Something I think is often overlooked, is how the same thing kind of applies to urban fantasy. There is what we might call an ‘Standard Urban Fantasy Setting’, though it gets less attention, probably because urban fantasy is generally less noticed at all by the mainstream.


Refresher: Urban Fantasy is fantasy that is set in a modernish world like our own, but includes fantasy elements. Dresden Files is probably the biggest obvious example, being that it stars a wizard in modern day Chicago, fighting monsters and evil sorcerers. Percy Jackson, Hellboy, Artemis Fowl, Mortal Instruments, Shambling Guide to New York, Iron Druid Chronicles, Anita Blake, and Supernatural all fit this bill. In general, Anita Blake and Dresden Files are considered the giants of the genre in literature.


Like with the ‘Standard Fantasy’ examples, these are all different works of fiction! They have noticeable differences between them! That being said, there is a lot of overlap in many of them: city settings where the main fantastical creatures represented are vampires, werewolves, demons, and fairies. Sometimes it’s just boiled down to vampires and werewolves. Maybe mythological deities show up?


I remember there’s a bit in the first Iron Druid Chronicles where the protagonist knows that the attractive bartender at his favorite pub is a supernatural being of some sort, but he can’t figure out what, and tells us that she’s not a vampire, werewolf, demon, or faerie, so he assumes she must be some sort of goddess.
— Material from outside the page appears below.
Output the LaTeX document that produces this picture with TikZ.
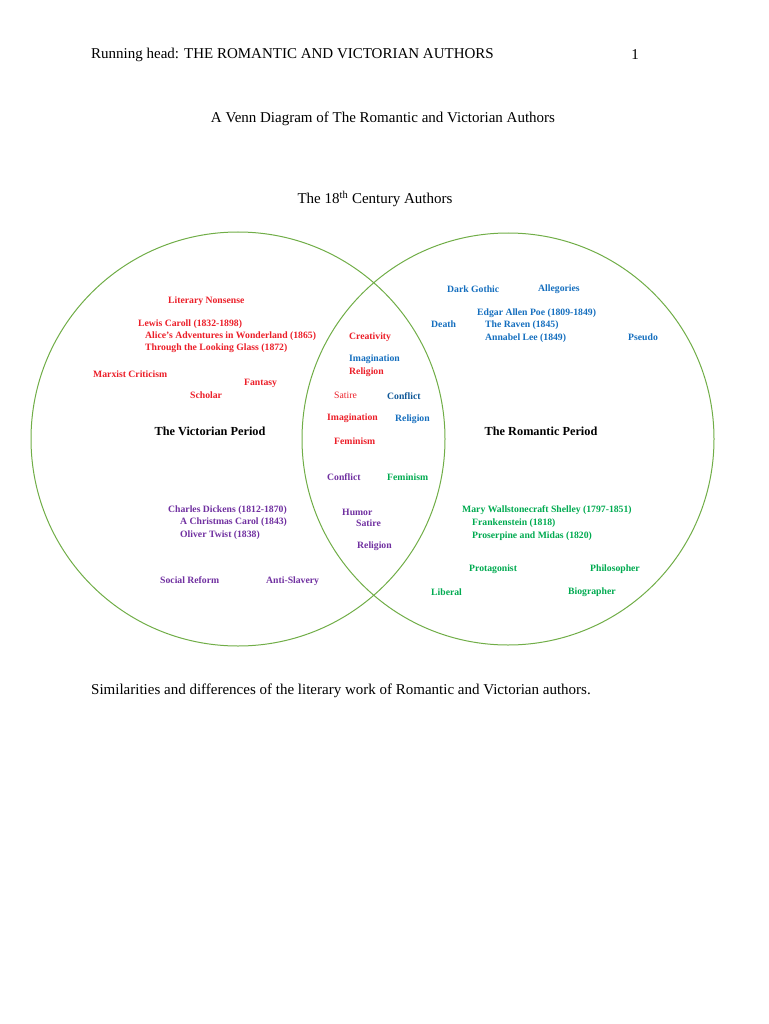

Given that this is a world in which any mythology can be true, and that there’s a butt-ton of shapeshifters in folklore around the world, that he has such a narrow list of options is surprising to me. Of course, though, in Standard Urban Fantasy Settings, those cover all the basics.


Also, Iron Druid Chronicles isn’t very good. It tends to run on ideas of ‘Standard Urban Fantasy’ and expects you to know what these are without explaining. The werewolves, are, for instance, immortal, weak to silver, telepathic within their packs, and have a grudge against vampires, but none of these things are explained, just thrown at the reader.


This is a subgenre that can do so much! Percy Jackson and Artemis Fowl prove that–one sticks to a specific mythology, and the other includes science-fiction elements in its fairy setting. And even examples that go with the ‘Standard Urban Fantasy Setting’ can be absolutely brilliant. Dresden Files evolves over the course of the series to have complex inter-factional politics, and large-scale stories unafraid of challenging the status quo.


Urban fantasy can be so much more than just, “Here’s the real world, but with vampires and werewolves (and some demons and fairies, if you want).” I am not suggesting that you can’t write a story with those elements, as long as you make them interesting. Which is done by developing the world, thinking about how all these things work and interact with each other, and asking questions about it. If vampires and werewolves exist, why haven’t they taken over the world? Or maybe they have, I don’t know–which raises all kinds of other interesting questions that the writer can use to make a setting stand out.


It’s not bad to be inspired by what came before, only to not build on it because you have no ideas of your own. That applies to urban fantasy as much as high fantasy.